- Exercise objective -
Scan the lines below for the string "chart" and copy every one that has it.

- Dataset content -
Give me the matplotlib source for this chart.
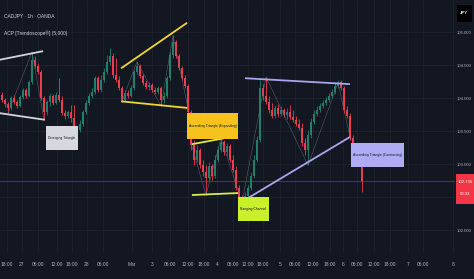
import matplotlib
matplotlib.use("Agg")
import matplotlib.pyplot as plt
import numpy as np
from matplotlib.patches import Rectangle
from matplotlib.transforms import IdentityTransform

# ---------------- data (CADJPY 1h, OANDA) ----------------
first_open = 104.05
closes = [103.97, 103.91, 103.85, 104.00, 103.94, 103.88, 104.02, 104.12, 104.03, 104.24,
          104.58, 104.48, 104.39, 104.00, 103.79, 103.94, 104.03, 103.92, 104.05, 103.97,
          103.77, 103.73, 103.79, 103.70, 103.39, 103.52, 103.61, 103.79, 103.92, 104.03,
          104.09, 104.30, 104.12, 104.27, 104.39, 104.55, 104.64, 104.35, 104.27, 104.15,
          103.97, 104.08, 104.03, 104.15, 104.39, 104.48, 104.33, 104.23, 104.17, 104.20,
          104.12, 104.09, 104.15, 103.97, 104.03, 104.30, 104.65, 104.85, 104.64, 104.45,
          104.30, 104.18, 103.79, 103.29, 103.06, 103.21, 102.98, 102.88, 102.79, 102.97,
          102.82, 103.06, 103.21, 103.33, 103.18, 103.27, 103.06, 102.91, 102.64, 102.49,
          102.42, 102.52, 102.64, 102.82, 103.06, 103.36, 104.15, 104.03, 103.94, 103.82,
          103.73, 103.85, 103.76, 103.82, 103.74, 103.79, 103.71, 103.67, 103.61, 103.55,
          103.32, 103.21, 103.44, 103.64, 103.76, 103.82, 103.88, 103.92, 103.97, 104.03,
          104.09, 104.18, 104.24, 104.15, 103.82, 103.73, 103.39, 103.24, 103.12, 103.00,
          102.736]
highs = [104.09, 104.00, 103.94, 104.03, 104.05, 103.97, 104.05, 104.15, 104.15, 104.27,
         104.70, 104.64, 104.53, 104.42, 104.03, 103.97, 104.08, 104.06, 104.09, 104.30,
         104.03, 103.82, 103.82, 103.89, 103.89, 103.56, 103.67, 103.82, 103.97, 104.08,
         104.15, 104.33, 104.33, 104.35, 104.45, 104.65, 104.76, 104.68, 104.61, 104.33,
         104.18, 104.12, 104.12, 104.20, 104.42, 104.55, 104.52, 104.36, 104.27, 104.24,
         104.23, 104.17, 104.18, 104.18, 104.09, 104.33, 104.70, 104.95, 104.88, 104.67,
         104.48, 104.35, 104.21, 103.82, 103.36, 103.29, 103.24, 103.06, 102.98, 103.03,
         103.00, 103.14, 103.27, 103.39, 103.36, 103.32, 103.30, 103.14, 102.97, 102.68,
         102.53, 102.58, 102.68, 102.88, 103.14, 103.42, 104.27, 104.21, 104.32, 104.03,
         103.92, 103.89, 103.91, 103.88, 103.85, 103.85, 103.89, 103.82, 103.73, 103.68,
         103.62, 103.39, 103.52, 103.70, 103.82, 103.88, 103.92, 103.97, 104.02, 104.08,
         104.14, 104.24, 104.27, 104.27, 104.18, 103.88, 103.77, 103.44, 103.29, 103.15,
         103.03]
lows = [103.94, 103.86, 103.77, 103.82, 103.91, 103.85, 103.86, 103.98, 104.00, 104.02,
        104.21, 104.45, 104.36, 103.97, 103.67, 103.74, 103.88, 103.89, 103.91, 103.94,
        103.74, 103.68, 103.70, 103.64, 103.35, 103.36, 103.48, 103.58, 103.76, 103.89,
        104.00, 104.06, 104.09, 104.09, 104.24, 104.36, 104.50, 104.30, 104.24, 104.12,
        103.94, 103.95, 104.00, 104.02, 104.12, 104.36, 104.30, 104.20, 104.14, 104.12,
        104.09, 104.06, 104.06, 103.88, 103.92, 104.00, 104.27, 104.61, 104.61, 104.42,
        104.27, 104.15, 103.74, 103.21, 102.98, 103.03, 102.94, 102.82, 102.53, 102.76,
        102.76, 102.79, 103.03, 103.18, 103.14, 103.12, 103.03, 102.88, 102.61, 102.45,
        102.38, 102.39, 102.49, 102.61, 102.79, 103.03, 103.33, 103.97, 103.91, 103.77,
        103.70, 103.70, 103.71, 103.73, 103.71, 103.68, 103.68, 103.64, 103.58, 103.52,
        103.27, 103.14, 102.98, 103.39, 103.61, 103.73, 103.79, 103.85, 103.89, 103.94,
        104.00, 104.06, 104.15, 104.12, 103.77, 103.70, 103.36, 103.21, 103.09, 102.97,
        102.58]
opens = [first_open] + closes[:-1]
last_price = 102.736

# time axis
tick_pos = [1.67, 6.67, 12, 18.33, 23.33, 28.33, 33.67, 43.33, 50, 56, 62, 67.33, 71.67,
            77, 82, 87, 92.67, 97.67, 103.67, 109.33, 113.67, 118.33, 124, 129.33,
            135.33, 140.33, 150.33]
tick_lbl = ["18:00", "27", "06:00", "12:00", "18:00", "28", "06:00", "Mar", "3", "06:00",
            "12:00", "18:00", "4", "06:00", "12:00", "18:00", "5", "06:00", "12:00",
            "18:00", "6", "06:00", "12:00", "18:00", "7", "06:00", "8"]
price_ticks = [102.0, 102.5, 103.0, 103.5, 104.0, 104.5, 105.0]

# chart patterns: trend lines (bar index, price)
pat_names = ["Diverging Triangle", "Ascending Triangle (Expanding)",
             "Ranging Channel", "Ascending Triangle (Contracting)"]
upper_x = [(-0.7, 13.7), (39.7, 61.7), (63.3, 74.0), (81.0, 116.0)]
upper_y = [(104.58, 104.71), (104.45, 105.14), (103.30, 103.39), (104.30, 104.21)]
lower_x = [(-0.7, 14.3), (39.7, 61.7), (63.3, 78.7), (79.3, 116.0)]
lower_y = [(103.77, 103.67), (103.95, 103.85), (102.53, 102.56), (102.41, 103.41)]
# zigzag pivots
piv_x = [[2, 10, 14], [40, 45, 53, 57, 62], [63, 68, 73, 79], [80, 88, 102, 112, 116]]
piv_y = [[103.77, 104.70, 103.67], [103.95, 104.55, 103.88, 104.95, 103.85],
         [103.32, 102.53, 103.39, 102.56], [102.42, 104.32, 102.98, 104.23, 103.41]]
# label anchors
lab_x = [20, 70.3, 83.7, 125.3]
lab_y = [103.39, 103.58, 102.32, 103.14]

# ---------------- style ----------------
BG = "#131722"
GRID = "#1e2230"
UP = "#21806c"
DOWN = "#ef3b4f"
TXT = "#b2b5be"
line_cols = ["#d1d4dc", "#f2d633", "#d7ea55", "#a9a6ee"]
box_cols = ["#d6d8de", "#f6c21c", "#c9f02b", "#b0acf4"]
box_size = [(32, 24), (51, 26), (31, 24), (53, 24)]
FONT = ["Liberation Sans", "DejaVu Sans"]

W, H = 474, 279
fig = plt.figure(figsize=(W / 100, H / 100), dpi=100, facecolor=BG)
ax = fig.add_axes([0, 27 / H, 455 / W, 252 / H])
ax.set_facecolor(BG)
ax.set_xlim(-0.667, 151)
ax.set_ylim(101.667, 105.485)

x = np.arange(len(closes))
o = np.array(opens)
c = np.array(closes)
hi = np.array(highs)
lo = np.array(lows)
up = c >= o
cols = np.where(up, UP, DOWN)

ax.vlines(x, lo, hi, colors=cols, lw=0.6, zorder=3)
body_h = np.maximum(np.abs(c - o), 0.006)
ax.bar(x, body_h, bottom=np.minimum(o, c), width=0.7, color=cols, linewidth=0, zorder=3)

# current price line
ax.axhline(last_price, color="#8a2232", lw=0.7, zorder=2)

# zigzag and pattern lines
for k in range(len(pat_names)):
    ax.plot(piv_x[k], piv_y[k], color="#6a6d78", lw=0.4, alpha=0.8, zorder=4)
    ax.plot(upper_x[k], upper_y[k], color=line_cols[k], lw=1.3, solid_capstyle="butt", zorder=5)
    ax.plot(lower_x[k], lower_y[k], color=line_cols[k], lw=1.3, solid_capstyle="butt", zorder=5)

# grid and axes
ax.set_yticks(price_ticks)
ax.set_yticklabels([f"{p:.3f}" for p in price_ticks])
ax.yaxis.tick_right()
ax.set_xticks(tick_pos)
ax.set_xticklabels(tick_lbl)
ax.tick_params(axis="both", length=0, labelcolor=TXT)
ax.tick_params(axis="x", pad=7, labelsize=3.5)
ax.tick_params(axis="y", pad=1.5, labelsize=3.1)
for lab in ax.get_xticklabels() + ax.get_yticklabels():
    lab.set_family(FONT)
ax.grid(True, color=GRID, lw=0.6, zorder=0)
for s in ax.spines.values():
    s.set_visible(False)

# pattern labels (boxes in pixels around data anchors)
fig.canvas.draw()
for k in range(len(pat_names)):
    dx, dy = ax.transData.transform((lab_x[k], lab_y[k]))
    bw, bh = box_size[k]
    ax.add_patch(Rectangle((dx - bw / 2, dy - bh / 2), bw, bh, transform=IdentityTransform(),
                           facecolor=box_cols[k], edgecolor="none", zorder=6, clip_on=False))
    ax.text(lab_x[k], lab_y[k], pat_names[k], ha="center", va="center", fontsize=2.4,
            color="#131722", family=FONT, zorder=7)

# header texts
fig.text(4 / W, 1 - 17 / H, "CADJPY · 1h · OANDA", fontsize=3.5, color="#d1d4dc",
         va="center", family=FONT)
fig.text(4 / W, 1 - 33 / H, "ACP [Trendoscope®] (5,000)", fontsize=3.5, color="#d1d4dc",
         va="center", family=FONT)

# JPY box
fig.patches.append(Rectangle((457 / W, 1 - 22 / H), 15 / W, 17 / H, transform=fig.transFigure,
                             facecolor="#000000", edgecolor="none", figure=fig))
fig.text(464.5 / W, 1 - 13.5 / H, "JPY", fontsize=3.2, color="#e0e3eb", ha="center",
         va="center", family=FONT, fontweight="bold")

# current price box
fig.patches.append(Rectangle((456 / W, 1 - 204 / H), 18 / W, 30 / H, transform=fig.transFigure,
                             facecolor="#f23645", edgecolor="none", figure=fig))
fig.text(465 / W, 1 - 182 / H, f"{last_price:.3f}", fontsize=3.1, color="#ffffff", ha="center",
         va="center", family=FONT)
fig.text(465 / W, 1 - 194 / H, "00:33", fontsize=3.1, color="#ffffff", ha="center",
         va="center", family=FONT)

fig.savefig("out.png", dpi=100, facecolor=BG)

- The result -
Give me the matplotlib source for this chart.
# chart patterns: trend lines (bar index, price)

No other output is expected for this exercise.